Holding — Scheindlin, J.
- The U.S. District Court for the Southern District of New York held that the requested attorneys' fees of $2,250,000, or one-third of the Settlement Fund, along with reimbursement of $211,596.69 in expenses, were reasonable and granted the motion for fees and expenses accordingly.
Rule
- Attorneys' fees in securities class actions may be awarded as a reasonable percentage of the settlement fund, considering factors such as the complexity of the case, the risks undertaken, and the quality of representation.
Reasoning
- The U.S. District Court for the Southern District of New York reasoned that Class Counsel had diligently worked for over seven years, undertaking significant tasks such as reviewing extensive documents and defending depositions.
- The court highlighted the complexity of the securities litigation, which involved intricate issues of law and facts.
- It acknowledged the risks associated with the case, including the possibility of dismissal under heightened pleading standards.
- The quality of representation was noted as exemplary due to Class Counsel's extensive experience in similar cases.
- The court applied the Goldberger factors for assessing the reasonableness of the fees, which included the time and labor involved, the complexities of the litigation, the risks faced, and the relationship of the requested fees to the settlement amount.
- Ultimately, the court found that the requested fee represented a fair balance between compensating Class Counsel and benefiting the class members.
- Furthermore, the lodestar cross-check reinforced the appropriateness of the percentage-based fee award.
Deep Dive: How the Court Reached Its Decision
Overview of the Court's Reasoning
The U.S. District Court for the Southern District of New York reasoned that the requested attorneys' fees and expenses were justified based on several key factors. The court highlighted the extensive efforts of Class Counsel over a period of seven and a half years, including significant tasks such as reviewing thousands of documents, conducting depositions, and successfully overcoming motions to dismiss and class certification. The complexity of the case was emphasized, noting that it involved intricate legal and factual issues surrounding securities fraud, which required a high level of expertise and diligence. The court acknowledged the inherent risks associated with the litigation, particularly the possibility of dismissal due to the heightened pleading standards mandated by the Private Securities Litigation Reform Act (PSLRA). This risk was significant because a dismissal would result in no recovery for the class members. Additionally, the court considered the overall quality of representation provided by Class Counsel, which had extensive experience in similar securities class actions. The court applied the Goldberger factors to evaluate the reasonableness of the requested fees, balancing the interests of fair compensation for counsel against the benefits to the class members. Ultimately, the court found that a one-third fee of the settlement fund was reasonable, especially given that this amount represented a substantial discount from the total legal fees accrued by Class Counsel. The court also noted that no objections were raised by class members regarding the fee request, further supporting its decision.

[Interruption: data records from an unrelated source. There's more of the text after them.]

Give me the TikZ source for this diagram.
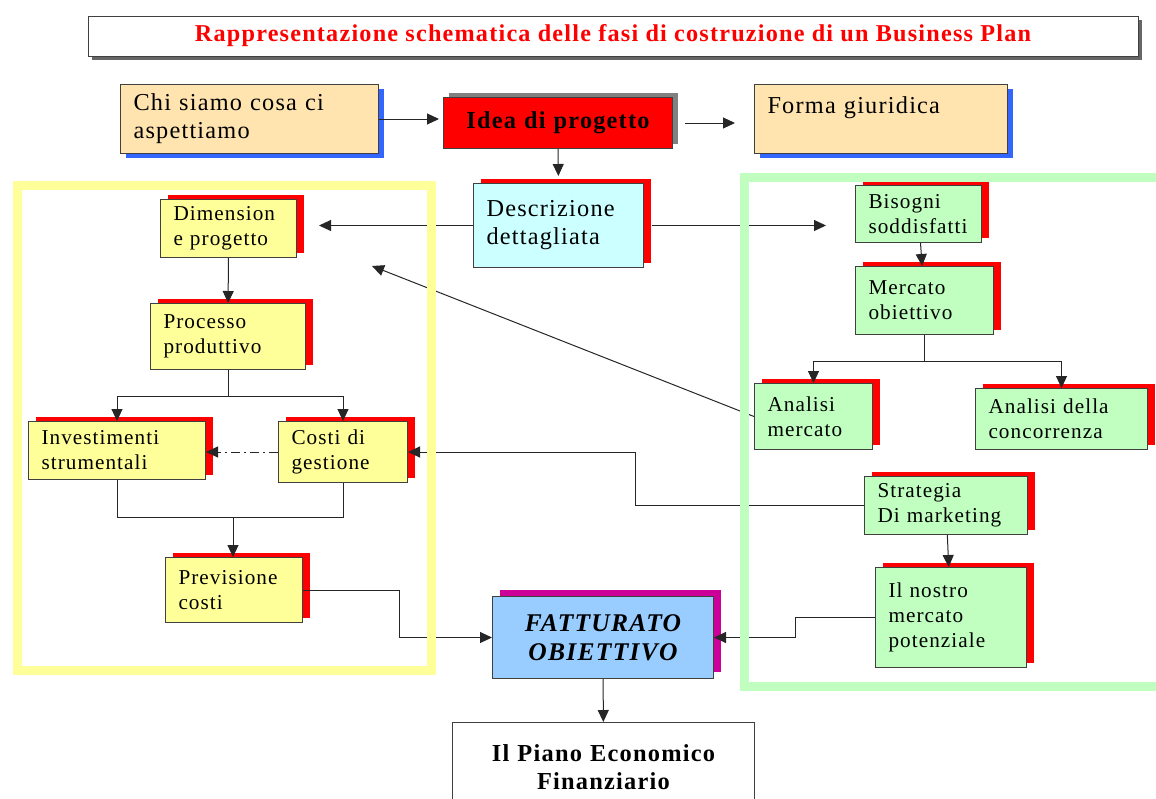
\documentclass[tikz,border=0pt]{standalone}
\usepackage{fontspec}
\setmainfont{Liberation Serif}[LetterSpace=5]
\usetikzlibrary{arrows.meta,shadows}

\definecolor{bxtan}{RGB}{255,228,176}
\definecolor{bxblue}{RGB}{51,102,255}
\definecolor{bxyel}{RGB}{255,255,153}
\definecolor{bxgrn}{RGB}{192,255,192}
\definecolor{bxcyan}{RGB}{204,255,255}
\definecolor{bxlblue}{RGB}{153,204,255}
\definecolor{bxmag}{RGB}{204,0,153}

\tikzset{
  blk/.style={draw=black!75, line width=1pt, anchor=north west, align=left,
    inner xsep=13pt, inner ysep=0pt},
  sz/.style 2 args={minimum width=#1pt, minimum height=#2pt, text width=#1pt-26pt},
  bigtxt/.style={font=\fontsize{24.3}{28}\selectfont},
  smalltxt/.style={font=\fontsize{21.2}{25}\selectfont},
  redsh/.style={general shadow={fill=red, shadow xshift=7pt, shadow yshift=5pt}},
  bluesh/.style={general shadow={fill=bxblue, shadow xshift=5pt, shadow yshift=-4pt}},
  yelbox/.style={blk, smalltxt, fill=bxyel, redsh},
  grnbox/.style={blk, smalltxt, fill=bxgrn, redsh},
  areafrm/.style={line width=9pt},
  conn/.style={draw=black!85, line width=1pt}
}

\begin{document}
\begin{tikzpicture}[x=1pt, y=-1pt, >={Triangle[length=12pt,width=11pt]}]
  \useasboundingbox (0,0) rectangle (1156,798);
  \clip (0,0) rectangle (1156,798);

  % heading
  \node[draw=black!75, line width=1pt, fill=white, minimum width=1050pt, minimum height=40pt,
    general shadow={fill=black!60, shadow xshift=4pt, shadow yshift=-4pt},
    text=red, font=\fontsize{24.2}{28}\selectfont\bfseries] (title) at (613,36)
    {Rappresentazione schematica delle fasi di costruzione di un Business Plan};

  % top row
  \node[blk, bigtxt, sz={258}{69}, fill=bxtan, bluesh] (chi) at (120,84) {Chi siamo cosa ci\\aspettiamo};
  \node[blk, sz={229}{51}, fill=red, align=center, font=\fontsize{24.3}{28}\selectfont\bfseries,
    general shadow={fill=gray, shadow xshift=5pt, shadow yshift=5pt}] (idea) at (443,97) {Idea di progetto};
  \node[blk, bigtxt, sz={253}{69}, fill=bxtan, bluesh] (forma) at (754,84) {Forma giuridica\\\mbox{}};
  \node[blk, bigtxt, sz={170}{84}, fill=bxcyan, redsh] (descr) at (473,183) {Descrizione\\dettagliata};

  % costs side
  \node[yelbox, sz={136}{58}] (dim) at (160,199) {Dimension\\e progetto};
  \node[yelbox, sz={155}{66}] (proc) at (150,303) {Processo\\produttivo};
  \node[yelbox, sz={177}{58}] (inv) at (28,421) {Investimenti\\strumentali};
  \node[yelbox, sz={129}{61}] (cost) at (278,421) {Costi di\\gestione};
  \node[yelbox, sz={137}{65}] (prev) at (165,557) {Previsione\\costi};

  % centre
  \node[blk, sz={221}{82}, fill=bxlblue, align=center, font=\fontsize{25.5}{29}\selectfont\bfseries\itshape,
    general shadow={fill=bxmag, shadow xshift=7pt, shadow yshift=7pt}] (fatt) at (492,596) {FATTURATO\\OBIETTIVO};
  \node[blk, sz={302}{90}, fill=white, align=center, font=\fontsize{24.4}{28}\selectfont\bfseries]
    (piano) at (452,722) {Il Piano Economico\\Finanziario};

  % market side
  \node[grnbox, sz={126}{57}] (bis) at (855,185) {Bisogni\\soddisfatti};
  \node[grnbox, sz={138}{68}] (merc) at (855,266) {Mercato\\obiettivo};
  \node[grnbox, sz={118}{66}] (anm) at (754,383) {Analisi\\mercato};
  \node[grnbox, sz={172}{61}] (anc) at (975,388) {Analisi della\\concorrenza};
  \node[grnbox, sz={163}{58}] (strat) at (864,476) {Strategia\\Di marketing};
  \node[grnbox, sz={151}{100}] (nostro) at (875,567) {Il nostro\\mercato\\potenziale};

  \coordinate (mrg) at (233,517);
  \coordinate (dtip) at (372,266);

  \path[->, every edge/.append style={conn}]
            (chi.east) edge[shorten >=4pt] (chi.east -| idea.west)
            ([xshift=12pt]idea.east) edge[shorten >=19pt] (idea.east -| forma.west)
            (idea.south) edge[shorten >=7pt] (descr.north)
            (descr.west) edge[shorten >=22pt] (descr.west -| dim.east)
            ([xshift=8pt]descr.east) edge[shorten >=29pt] (descr.east -| bis.west)
            (dim) edge (proc)
            (bis) edge (merc)
            (strat) edge (nostro)
            (fatt) edge (piano)
            (anm.west) edge (dtip);

  \draw[conn,->,dash pattern=on 9pt off 4pt on 2pt off 4pt] (cost.west) -- (cost.west -| inv.east);
  \draw[conn,->] (proc.south) -- ++(0,26) -| (inv.north);
  \draw[conn,->] (proc.south) ++(0,26) -| (cost.north);
  \draw[conn] (inv.south) |- (mrg);
  \draw[conn] (cost.south) |- (mrg);
  \draw[conn,->] (mrg) -- (mrg |- prev.north);
  \draw[conn,->] (prev.east) -- ++(96,0) |- (fatt.west);
  \draw[conn,->] (merc.south) -- ++(0,26) -| (anm.north);
  \draw[conn,->] (merc.south) ++(0,26) -| (anc.north);
  \draw[conn,->] (strat.west) -- ++(-229,0) |- (cost.east);
  \draw[conn,->] (nostro.west) -- ++(-80,0) |- (fatt.east);

  % the two areas
  \draw[areafrm, draw=bxyel] (17,185) rectangle (431,670);
  \draw[areafrm, draw=bxgrn] (744,177) rectangle (1180,686);
\end{tikzpicture}
\end{document}
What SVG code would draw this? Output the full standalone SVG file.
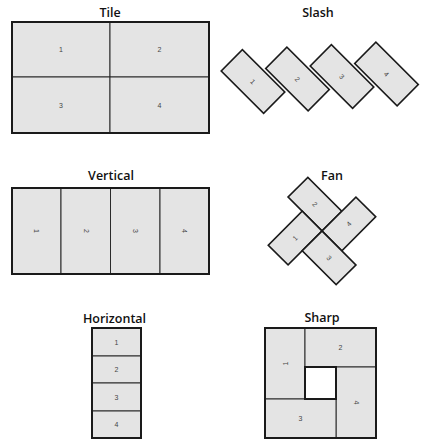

Application of the Goldberger Factors
In its analysis, the court applied the Goldberger factors, which are essential for determining reasonable attorneys' fees in class action cases. First, it considered the time and labor expended by Class Counsel, noting that they invested 10,989.60 hours on various critical tasks, including extensive document review and deposition preparation. Second, the court recognized the complexity of the litigation, which involved challenging legal questions regarding the alleged securities fraud and the resulting damages. The third factor focused on the risks involved, as Class Counsel worked on a contingency fee basis without guaranteed payment, facing the likelihood of dismissal under strict PSLRA standards. The quality of representation was also highlighted, with the court affirming Class Counsel's experience and successful track record in similar cases. The fifth factor examined the relationship of the requested attorneys' fees to the settlement amount, where the court determined that the one-third request was fair considering the overall recovery achieved for the class. Finally, the court acknowledged the public policy implications of private enforcement of securities laws, emphasizing the necessity of such actions in promoting accountability in financial markets. Collectively, these factors supported the court's conclusion that the fee request was reasonable and justified.
Lodestar Cross-Check
The court employed a lodestar cross-check to further validate the reasonableness of the fees requested by Class Counsel. The lodestar, calculated by multiplying the total hours worked by the reasonable hourly rates, amounted to $4,362,899.50, which was significantly higher than the requested fee of $2,250,000. This disparity indicated that Class Counsel was not seeking a multiplier to compensate for the high risks undertaken or the quality of their work, but rather was requesting a fee that was already a deep discount from their actual lodestar amount. The court noted that such a request demonstrated both a commitment to the class and a recognition of the need for fair compensation for legal services rendered. The lodestar analysis confirmed that the percentage-based fee award of one-third of the settlement fund was justified, as it was substantially lower than the total legal fees accrued, aligning with the principle that attorneys should not be penalized for achieving a successful outcome for the class while also ensuring that class members benefited from a significant recovery. Thus, the lodestar cross-check reinforced the appropriateness of the fee award sought by Class Counsel.
Conclusion of the Court
In concluding its opinion, the court awarded Class Counsel attorneys' fees of $2,250,000, representing one-third of the Settlement Fund, and reimbursement of $211,596.69 for litigation expenses. The court emphasized that this award acknowledged the extensive services provided over the lengthy litigation process and balanced the interests of Class Counsel with those of the class members. The court found the settlement and fee award to be fair, reasonable, and adequate, considering the results achieved and the substantial lodestar figure. It also granted an aggregate amount of $32,000 to the Lead Plaintiffs for their contributions, further recognizing the value of their efforts on behalf of the class. This comprehensive approach ensured that both the interests of the attorneys and the class members were equitably addressed, culminating in an overall approval of the settlement and the proposed plan of allocation.